Frequently asked questions

On what grounds can the Central Government withdraw recognition under Section 5?

Under Section 5(1) the Central Government may withdraw recognition if it is of opinion that withdrawal is warranted “in the interest of the trade or in the public interest.” The two grounds are disjunctive — either suffices. The power turns on the Government’s bona fide opinion formed on relevant material, and is reviewable if reached on irrelevant considerations, without application of mind, or in bad faith.

Is a hearing mandatory before recognition is withdrawn?
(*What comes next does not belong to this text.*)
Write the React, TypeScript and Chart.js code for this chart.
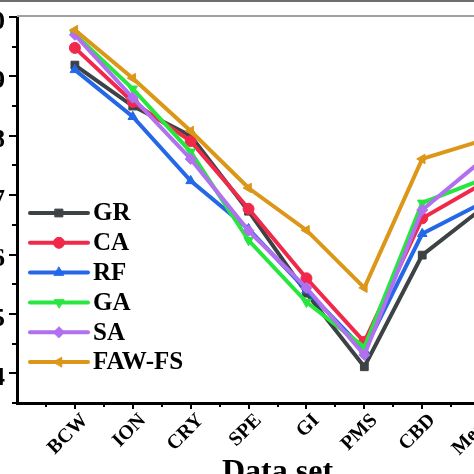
import { useEffect, useRef } from 'react';
import { Chart, registerables } from 'chart.js';
import { drawPoint } from 'chart.js/helpers';

Chart.register(...registerables);

// Data sets on the x axis (positions 1..8)
const categories = ['BCW', 'ION', 'CRY', 'SPE', 'GI', 'PMS', 'CBD', 'Mean'];

// Accuracy per data set for each feature-selection method
const grValues = [0.919, 0.85, 0.8, 0.673, 0.535, 0.411, 0.599, 0.675];
const caValues = [0.948, 0.857, 0.791, 0.677, 0.56, 0.453, 0.661, 0.717];
const rfValues = [0.911, 0.832, 0.724, 0.643, 0.54, 0.439, 0.635, 0.685];
const gaValues = [0.971, 0.879, 0.773, 0.624, 0.52, 0.444, 0.687, 0.725];
const saValues = [0.97, 0.864, 0.761, 0.64, 0.544, 0.431, 0.675, 0.756];
const fawValues = [0.978, 0.897, 0.808, 0.712, 0.641, 0.544, 0.761, 0.791];

const seriesNames = ['GR', 'CA', 'RF', 'GA', 'SA', 'FAW-FS'];
const seriesValues = [grValues, caValues, rfValues, gaValues, saValues, fawValues];

// Styling per series
const seriesColors = ['#3d4245', '#f0284a', '#2468e8', '#28e640', '#b070f0', '#dc9618'];
const pointStyles = ['rect', 'circle', 'triangle', 'triangle', 'rectRot', 'triangle'];
const pointRotations = [0, 0, 0, 180, 0, -90];

// Axis ticks
const yMajorTicks = [0.4, 0.5, 0.6, 0.7, 0.8, 0.9, 1.0];
const yMinorTicks = [0.35, 0.45, 0.55, 0.65, 0.75, 0.85, 0.95];
const xMajorTicks = [1, 2, 3, 4, 5, 6, 7, 8, 9];
const xMinorTicks = [0.5, 1.5, 2.5, 3.5, 4.5, 5.5, 6.5, 7.5, 8.5];

const FONT = "'Liberation Serif', 'Times New Roman', serif";

const decorPlugin = {
  id: 'decor',
  afterDatasetsDraw(chart: any) {
    const { ctx, chartArea } = chart;
    ctx.save();
    chart.data.datasets.forEach((ds: any, i: number) => {
      const y = chartArea.top + 196 + i * 29.8;
      const x0 = chartArea.left + 13;
      const x1 = chartArea.left + 71;
      ctx.strokeStyle = ds.borderColor;
      ctx.lineWidth = 4;
      ctx.lineCap = 'round';
      ctx.beginPath();
      ctx.moveTo(x0, y);
      ctx.lineTo(x1, y);
      ctx.stroke();
      ctx.fillStyle = ds.backgroundColor;
      ctx.strokeStyle = ds.borderColor;
      ctx.lineWidth = 1;
      drawPoint(
        ctx,
        { pointStyle: ds.pointStyle, rotation: ds.pointRotation, radius: 5.5, borderWidth: 1 } as any,
        (x0 + x1) / 2,
        y
      );
      ctx.fillStyle = '#000';
      ctx.font = `bold 25px ${FONT}`;
      ctx.textBaseline = 'middle';
      ctx.textAlign = 'left';
      ctx.fillText(seriesNames[i], chartArea.left + 76, y + 1);
    });
    ctx.restore();
  },
  afterDraw(chart: any) {
    const { ctx, chartArea, scales } = chart;
    ctx.save();
    // top frame line
    ctx.strokeStyle = '#a0a0a0';
    ctx.lineWidth = 2;
    ctx.beginPath();
    ctx.moveTo(chartArea.left, chartArea.top - 1);
    ctx.lineTo(chartArea.right, chartArea.top - 1);
    ctx.stroke();
    // tick marks
    ctx.strokeStyle = '#000';
    ctx.lineWidth = 2;
    ctx.lineCap = 'butt';
    const yTick = (v: number, len: number) => {
      const py = Math.round(scales.y.getPixelForValue(v));
      ctx.beginPath();
      ctx.moveTo(chartArea.left - len, py);
      ctx.lineTo(chartArea.left, py);
      ctx.stroke();
    };
    const xTick = (v: number, len: number) => {
      const px = Math.round(scales.x.getPixelForValue(v));
      ctx.beginPath();
      ctx.moveTo(px, chartArea.bottom);
      ctx.lineTo(px, chartArea.bottom + len);
      ctx.stroke();
    };
    yMajorTicks.forEach((v) => yTick(v, 8));
    yMinorTicks.forEach((v) => yTick(v, 5));
    xMajorTicks.forEach((v) => xTick(v, 6));
    xMinorTicks.forEach((v) => xTick(v, 4));
    ctx.restore();
  },
};

export default function App() {
  const canvasRef = useRef<HTMLCanvasElement | null>(null);

  useEffect(() => {
    if (!canvasRef.current) return;
    const datasets = seriesNames.map((name, i) => ({
      label: name,
      data: seriesValues[i].map((v, j) => ({ x: j + 1, y: v })),
      borderColor: seriesColors[i],
      backgroundColor: seriesColors[i],
      borderWidth: 4,
      pointStyle: pointStyles[i],
      pointRotation: pointRotations[i],
      pointRadius: 5.5,
      pointBorderWidth: 1,
      tension: 0,
      order: seriesNames.length - i,
    }));

    const chart = new Chart(canvasRef.current, {
      type: 'line',
      data: { datasets: datasets as any },
      options: {
        animation: false,
        responsive: false,
        devicePixelRatio: 1,
        layout: { padding: { top: 17, right: 22, left: 0, bottom: 0 } },
        plugins: { legend: { display: false }, tooltip: { enabled: false } },
        scales: {
          x: {
            type: 'linear',
            min: 0,
            max: 9,
            grid: { display: false, drawTicks: false },
            border: { display: true, color: '#000', width: 3 },
            afterBuildTicks: (scale: any) => {
              scale.ticks = categories.map((_, i) => ({ value: i + 1 }));
            },
            afterFit: (scale: any) => {
              scale.height = 117;
              scale.paddingLeft = 0;
              scale.paddingRight = 0;
            },
            ticks: {
              autoSkip: false,
              minRotation: 45,
              maxRotation: 45,
              padding: 6,
              labelOffset: 10,
              color: '#000',
              font: { family: FONT, size: 20, weight: 'bold' },
              callback: (v: any) => categories[Number(v) - 1] ?? '',
            },
            title: {
              display: true,
              text: 'Data set',
              color: '#000',
              font: { family: FONT, size: 32, weight: 'bold' },
              padding: { top: 0, bottom: 28 },
            },
          },
          y: {
            type: 'linear',
            min: 0.35,
            max: 1.0,
            grid: { display: false, drawTicks: false },
            border: { display: true, color: '#000', width: 3 },
            afterBuildTicks: (scale: any) => {
              scale.ticks = yMajorTicks.map((v) => ({ value: v }));
            },
            afterFit: (scale: any) => {
              scale.width = 77;
              scale.paddingTop = 0;
              scale.paddingBottom = 0;
            },
            ticks: {
              padding: 12,
              labelOffset: 5,
              color: '#000',
              font: { family: FONT, size: 26, weight: 'bold' },
              callback: (v: any) => Number(v).toFixed(1),
            },
          },
        },
      },
      plugins: [decorPlugin],
    });
    return () => chart.destroy();
  }, []);

  return (
    <div
      style={{
        position: 'fixed',
        left: 0,
        top: 0,
        width: 474,
        height: 474,
        overflow: 'hidden',
        background: '#fff',
      }}
    >
      <div style={{ position: 'absolute', left: -60, top: 0, width: 620, height: 520 }}>
        <canvas ref={canvasRef} width={620} height={520} />
      </div>
      <div
        style={{
          position: 'absolute',
          left: 0,
          top: 0,
          width: 474,
          height: 2,
          background: '#6e6e6e',
        }}
      />
    </div>
  );
}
Yes, under Section 5(1). The Government must serve a written notice on the governing body stating the reasons and must give an opportunity to be heard before withdrawing recognition by notification in the Official Gazette. This codifies audi alteram partem; A.K. Kraipak v. Union of India, AIR 1970 SC 150, and Maneka Gandhi v. Union of India, AIR 1978 SC 597, confirm that natural justice attaches to such administrative action. A withdrawal without a genuine hearing is liable to be quashed as ultra vires the section.

What is the difference between Section 5(1) and Section 5(2)?

Section 5(1) is a discretionary power: the Central Government withdraws recognition on a public-interest opinion, after notice and hearing. Section 5(2), inserted by the Securities Laws (Amendment) Act, 2004, is automatic: where an exchange fails to corporatise or demutualise, fails to submit a scheme under Section 4B, or its scheme is rejected by SEBI under Section 4B(5), recognition “shall stand withdrawn” by force of statute and the Government’s notification is merely declaratory.

Does withdrawal of recognition invalidate existing contracts?

No. The proviso to Section 5(1) expressly states that no withdrawal shall affect the validity of any contract entered into before the date of the notification. The Central Government may, after consultation with the stock exchange, make provision in the withdrawal notification or a later notification for the due performance of contracts outstanding on that date. The withdrawal operates prospectively on the institution, not retrospectively on private bargains.

Can a stock exchange challenge a withdrawal of recognition in court?

Yes. A Section 5 withdrawal is government action amenable to judicial review under Article 226 (and Article 32 where a fundamental right is engaged) on grounds of illegality, irrationality, procedural impropriety and mala fides. Because Section 5(1) statutorily mandates notice and hearing, a breach renders the order void. Under Mohinder Singh Gill v. Chief Election Commissioner, AIR 1978 SC 851, the order must stand on the reasons disclosed and cannot be propped up by later affidavits.

How does withdrawal under Section 5 differ from suspension under Section 12?

Withdrawal under Section 5 is permanent and status-destroying, and always requires a prior hearing of the governing body. Suspension under the power to suspend business in Section 12 is temporary and emergency-oriented — the Government may suspend business for up to seven days at a time, a prior hearing being required only for extension. Urgency justifies the lighter procedure for suspension; the irreversible severity of withdrawal justifies the mandatory hearing under Section 5.